Le dernier acte consiste en la petite récupération politique par le milieu nationaliste hexagonal pour qui la déchirure algérienne est à l’origine de sa reconstitution, 15 ans après la libération. Le RN et la galaxie populiste de droite utilisent la surenchère d’Alger et les principes à géométrie variable d’une partie de la gauche pour les libertés, pour orchestrer à son tour une campagne nationaliste et raciste afin de dénoncer la faiblesse de l’État et stigmatiser l’immigration algérienne. Pour les éditorialistes de Valeurs Actuelles à Reconquête, l’occasion est trop belle – à l’heure de l’oraison funèbre du fondateur du FN – pour rappeler la supposée dangerosité de l’immigration algérienne vivant en France.

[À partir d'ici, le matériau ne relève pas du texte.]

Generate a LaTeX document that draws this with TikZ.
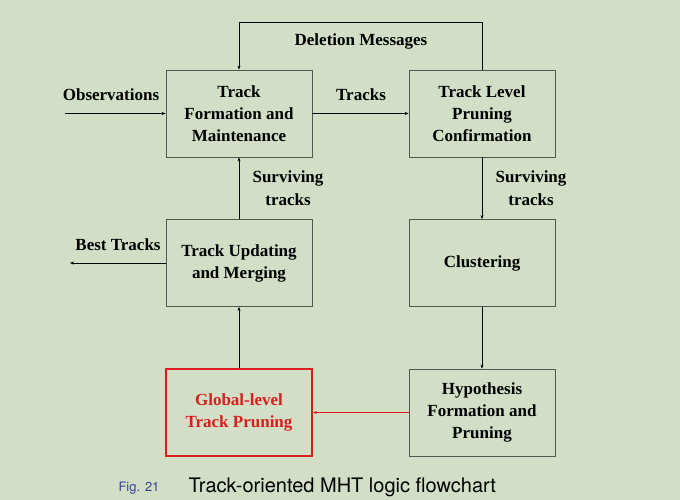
\documentclass[tikz,border=0pt]{standalone}
\usepackage{fontspec}
\setmainfont{Liberation Serif}
\setsansfont{TeX Gyre Heros}
\usetikzlibrary{arrows.meta}
\definecolor{bg}{HTML}{D2DFC6}
\definecolor{boxline}{HTML}{505850}
\definecolor{redc}{HTML}{D81E1E}
\definecolor{figblue}{HTML}{3A3F9A}
\begin{document}
\begin{tikzpicture}[x=1pt,y=-1pt,
  box/.style={draw=boxline,line width=0.8pt,minimum width=146pt,minimum height=87pt,align=center,font=\bfseries\fontsize{17}{22}\selectfont,inner sep=0pt},
  lab/.style={font=\bfseries\fontsize{17}{22}\selectfont,align=center},
  arr/.style={-{Stealth[length=4pt,width=3pt]},line width=0.5pt}]
\fill[bg] (0,0) rectangle (680,500);
\node[box] (tfm) at (239,113.5) {Track\\Formation and\\Maintenance};
\node[box] (tlp) at (482,113.5) {Track Level\\Pruning\\Confirmation};
\node[box] (tum) at (239,263) {Track Updating\\and Merging};
\node[box] (clu) at (482,263) {Clustering};
\node[box,draw=redc,line width=1.8pt,text=redc] (glo) at (239,412.5) {Global-level\\Track Pruning};
\node[box] (hyp) at (482,412.5) {Hypothesis\\Formation and\\Pruning};
\coordinate (obs) at (65,113.5);
\coordinate (best) at (70,263);
\coordinate (d1) at (482,22);
\coordinate (d2) at (239,22);
\draw[arr] (obs) -- (tfm);
\draw[arr] (tfm) -- (tlp);
\draw[arr] (tlp.north) -- (d1) -- (d2) -- (tfm.north);
\draw[arr] (tlp) -- (clu);
\draw[arr] (clu) -- (hyp);
\draw[arr,redc] (hyp) -- (glo);
\draw[arr] (glo) -- (tum);
\draw[arr] (tum) -- (tfm);
\draw[arr] (tum) -- (best);
\node[lab] (lobs) at (111,95) {Observations};
\node[lab] (ltr) at (361,95) {Tracks};
\node[lab] (ldel) at (361,41) {Deletion Messages};
\node[lab,font=\bfseries\fontsize{17}{23}\selectfont] (ls1) at (288,188) {Surviving\\tracks};
\node[lab,font=\bfseries\fontsize{17}{23}\selectfont] (ls2) at (531,188) {Surviving\\tracks};
\node[lab] (lbest) at (118,245) {Best Tracks};
\node[font=\sffamily\fontsize{13}{15}\selectfont,text=figblue] (fig) at (139,488) {Fig. 21};
\node[font=\sffamily\fontsize{20}{24}\selectfont,anchor=west] (cap) at (185,487) {Track-oriented MHT logic flowchart};
\end{tikzpicture}
\end{document}
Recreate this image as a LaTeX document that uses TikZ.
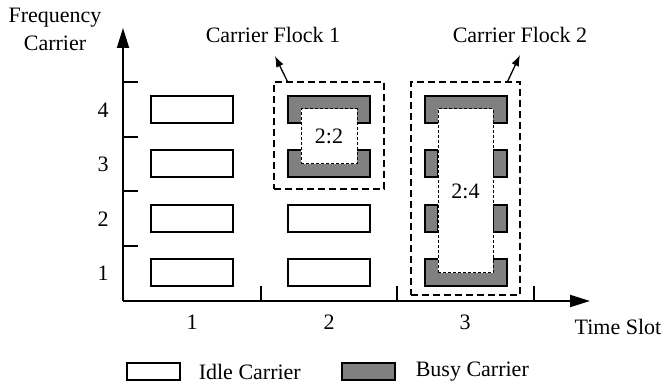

L’impression est celle d’un retour au point d’origine pour enfin établir des ponts entre Paris et Alger, loin des efforts déployés par l’historien Benjamin Stora ou des gestes authentiques et bienvenus d’Emmanuel Macron après François Hollande pour la vérité historique. Sur fond de querelles stratégiques en Méditerranée et de rapprochement avec la monarchie chérifienne, un esprit libre trinque, abandonné en rase campagne par les imposteurs d’une tradition pourtant séculaire à gauche – si l’on excepte les heures du stalinisme triomphant. Les petites mains de la raison d’État prennent le relais pour exalter la violence, la bêtise et la haine qui ne demande qu’à être partagées par les héritiers politiques de l’OAS, sur l’autre rive. Voilà une nouvelle démonstration de l’utilisation du venin nationaliste et de la lâcheté ordinaire dès qu’il s’agit de défendre l’essentiel : la liberté sans entrave.